Answer

**step1** Understanding the expression

The given expression to simplify is $$((x^2)^3)/(x^{10})$$. This expression involves a variable 'x' and exponents. An exponent tells us how many times a base number (in this case, 'x') is multiplied by itself.

Question1.step2 (Simplifying the numerator: $$(x^2)^3$$)

Let's first simplify the numerator, which is $$(x^2)^3$$.
The term $$x^2$$ means 'x' multiplied by itself, so we can write it as $$x \times x$$.
Now, the expression $$(x^2)^3$$ means that the entire quantity $$(x^2)$$ is multiplied by itself 3 times. So, we have:
$$(x^2)^3 = (x \times x) \times (x \times x) \times (x \times x)$$
If we count all the instances of 'x' being multiplied together, we have 2 'x's from the first group, 2 'x's from the second group, and 2 'x's from the third group. In total, we have $$2 + 2 + 2 = 6$$ 'x's being multiplied.
Therefore, $$(x^2)^3$$ simplifies to $$x^6$$. This means 'x' multiplied by itself 6 times.

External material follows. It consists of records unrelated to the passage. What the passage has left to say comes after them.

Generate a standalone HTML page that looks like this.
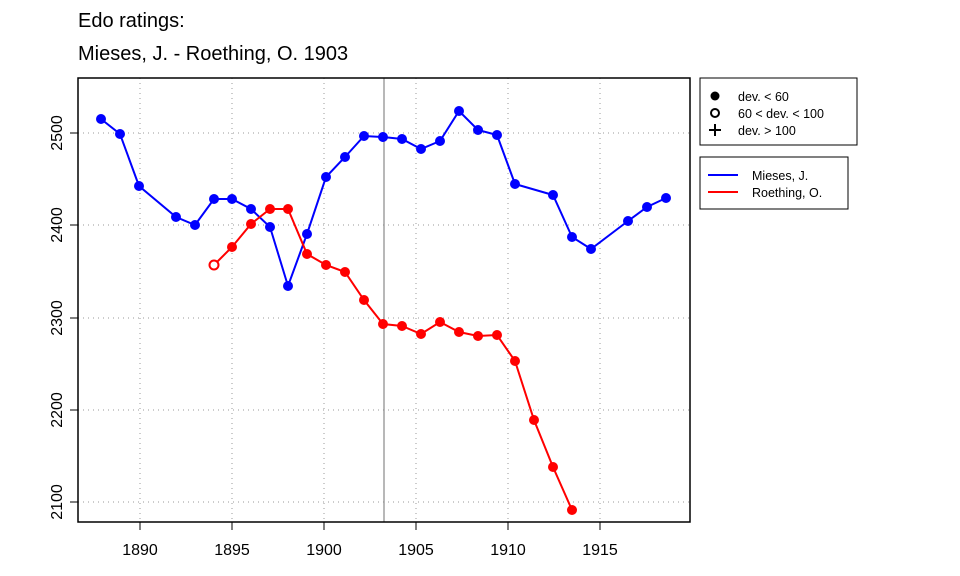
<!DOCTYPE html>
<html><head><style>body{margin:0;background:#fff}svg{display:block}text{font-family:"Liberation Sans",Arial,sans-serif}</style></head>
<body>
<svg width="960" height="576" xmlns="http://www.w3.org/2000/svg">
<text x="78" y="27" font-size="20">Edo ratings:</text>
<text x="78" y="60" font-size="20">Mieses, J. - Roething, O. 1903</text>
<g stroke="#999" stroke-dasharray="1,4" stroke-width="1">
<line x1="140" y1="78" x2="140" y2="522"/><line x1="232" y1="78" x2="232" y2="522"/><line x1="324" y1="78" x2="324" y2="522"/><line x1="416" y1="78" x2="416" y2="522"/><line x1="508" y1="78" x2="508" y2="522"/><line x1="600" y1="78" x2="600" y2="522"/>
<line x1="78" y1="133" x2="690" y2="133"/><line x1="78" y1="225" x2="690" y2="225"/><line x1="78" y1="318" x2="690" y2="318"/><line x1="78" y1="410" x2="690" y2="410"/><line x1="78" y1="502" x2="690" y2="502"/>
</g>
<line x1="384" y1="78" x2="384" y2="522" stroke="#888" stroke-width="1.2"/>
<rect x="78" y="78" width="612" height="444" fill="none" stroke="#000" stroke-width="1.5"/>
<g stroke="#000"><line x1="140" y1="522" x2="140" y2="530"/><line x1="232" y1="522" x2="232" y2="530"/><line x1="324" y1="522" x2="324" y2="530"/><line x1="416" y1="522" x2="416" y2="530"/><line x1="508" y1="522" x2="508" y2="530"/><line x1="600" y1="522" x2="600" y2="530"/>
<line x1="70" y1="133" x2="78" y2="133"/><line x1="70" y1="225" x2="78" y2="225"/><line x1="70" y1="318" x2="78" y2="318"/><line x1="70" y1="410" x2="78" y2="410"/><line x1="70" y1="502" x2="78" y2="502"/></g>
<g font-size="16" text-anchor="middle"><text x="140" y="555">1890</text><text x="232" y="555">1895</text><text x="324" y="555">1900</text><text x="416" y="555">1905</text><text x="508" y="555">1910</text><text x="600" y="555">1915</text>
<text transform="translate(62,133) rotate(-90)">2500</text><text transform="translate(62,225) rotate(-90)">2400</text><text transform="translate(62,318) rotate(-90)">2300</text><text transform="translate(62,410) rotate(-90)">2200</text><text transform="translate(62,502) rotate(-90)">2100</text></g>
<polyline fill="none" stroke="#00f" stroke-width="2" points="101,119 120,134 139,186 176,217 195,225 214,199 232,199 251,209 270,227 288,286 307,234 326,177 345,157 364,136 383,137 402,139 421,149 440,141 459,111 478,130 497,135 515,184 553,195 572,237 591,249 628,221 647,207 666,198"/>
<g fill="#00f"><circle cx="101" cy="119" r="5"/><circle cx="120" cy="134" r="5"/><circle cx="139" cy="186" r="5"/><circle cx="176" cy="217" r="5"/><circle cx="195" cy="225" r="5"/><circle cx="214" cy="199" r="5"/><circle cx="232" cy="199" r="5"/><circle cx="251" cy="209" r="5"/><circle cx="270" cy="227" r="5"/><circle cx="288" cy="286" r="5"/><circle cx="307" cy="234" r="5"/><circle cx="326" cy="177" r="5"/><circle cx="345" cy="157" r="5"/><circle cx="364" cy="136" r="5"/><circle cx="383" cy="137" r="5"/><circle cx="402" cy="139" r="5"/><circle cx="421" cy="149" r="5"/><circle cx="440" cy="141" r="5"/><circle cx="459" cy="111" r="5"/><circle cx="478" cy="130" r="5"/><circle cx="497" cy="135" r="5"/><circle cx="515" cy="184" r="5"/><circle cx="553" cy="195" r="5"/><circle cx="572" cy="237" r="5"/><circle cx="591" cy="249" r="5"/><circle cx="628" cy="221" r="5"/><circle cx="647" cy="207" r="5"/><circle cx="666" cy="198" r="5"/></g>
<polyline fill="none" stroke="#f00" stroke-width="2" points="214,265 232,247 251,224 270,209 288,209 307,254 326,265 345,272 364,300 383,324 402,326 421,334 440,322 459,332 478,336 497,335 515,361 534,420 553,467 572,510"/>
<circle cx="214" cy="265" r="4.5" fill="#fff" stroke="#f00" stroke-width="2"/>
<g fill="#f00"><circle cx="232" cy="247" r="5"/><circle cx="251" cy="224" r="5"/><circle cx="270" cy="209" r="5"/><circle cx="288" cy="209" r="5"/><circle cx="307" cy="254" r="5"/><circle cx="326" cy="265" r="5"/><circle cx="345" cy="272" r="5"/><circle cx="364" cy="300" r="5"/><circle cx="383" cy="324" r="5"/><circle cx="402" cy="326" r="5"/><circle cx="421" cy="334" r="5"/><circle cx="440" cy="322" r="5"/><circle cx="459" cy="332" r="5"/><circle cx="478" cy="336" r="5"/><circle cx="497" cy="335" r="5"/><circle cx="515" cy="361" r="5"/><circle cx="534" cy="420" r="5"/><circle cx="553" cy="467" r="5"/><circle cx="572" cy="510" r="5"/></g>
<rect x="700" y="78" width="157" height="67" fill="#fff" stroke="#000"/>
<circle cx="715" cy="96" r="4.5"/><circle cx="715" cy="113" r="4" fill="none" stroke="#000" stroke-width="2"/>
<path d="M709 130h12M715 124v12" stroke="#000" stroke-width="2"/>
<g font-size="12.5"><text x="738" y="101">dev. &lt; 60</text><text x="738" y="118">60 &lt; dev. &lt; 100</text><text x="738" y="135">dev. &gt; 100</text></g>
<rect x="700" y="157" width="148" height="52" fill="#fff" stroke="#000"/>
<line x1="708" y1="175" x2="738" y2="175" stroke="#00f" stroke-width="2"/><line x1="708" y1="192" x2="738" y2="192" stroke="#f00" stroke-width="2"/>
<g font-size="12.5"><text x="752" y="180">Mieses, J.</text><text x="752" y="197">Roething, O.</text></g>
</svg>
</body></html>
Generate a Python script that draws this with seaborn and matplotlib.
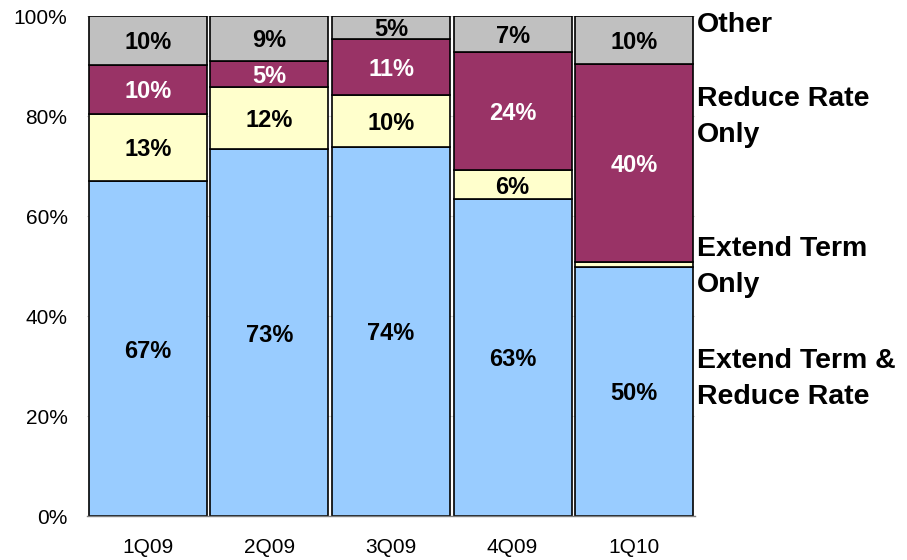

**step3** Rewriting the expression with the simplified numerator

Now that we have simplified the numerator to $$x^6$$, we can substitute it back into the original expression.
The expression now becomes:
$$x^6 / x^{10}$$
This means we have 'x' multiplied by itself 6 times in the numerator, and 'x' multiplied by itself 10 times in the denominator.

**step4** Simplifying the division: $$x^6 / x^{10}$$

To simplify this division, we can think of it as cancelling out common factors from the top (numerator) and the bottom (denominator).
Numerator: $$x \times x \times x \times x \times x \times x$$ (6 times)
Denominator: $$x \times x \times x \times x \times x \times x \times x \times x \times x \times x$$ (10 times)
We can cancel out 6 'x's from the numerator with 6 'x's from the denominator:
$$ \frac{\cancel{x \times x \times x \times x \times x \times x}}{\cancel{x \times x \times x \times x \times x \times x} \times x \times x \times x \times x} $$
After cancelling, all the 'x's in the numerator are gone, leaving a value of 1. In the denominator, we started with 10 'x's and removed 6 of them, so we are left with $$10 - 6 = 4$$ 'x's.
So, the expression simplifies to:
$$1 / (x \times x \times x \times x)$$
This is written as $$1 / x^4$$.

**step5** Final simplified form

The simplified form of the expression $$((x^2)^3)/(x^{10})$$ is $$1/x^4$$. This solution is derived by understanding exponents as repeated multiplication and then applying the concept of cancellation in division.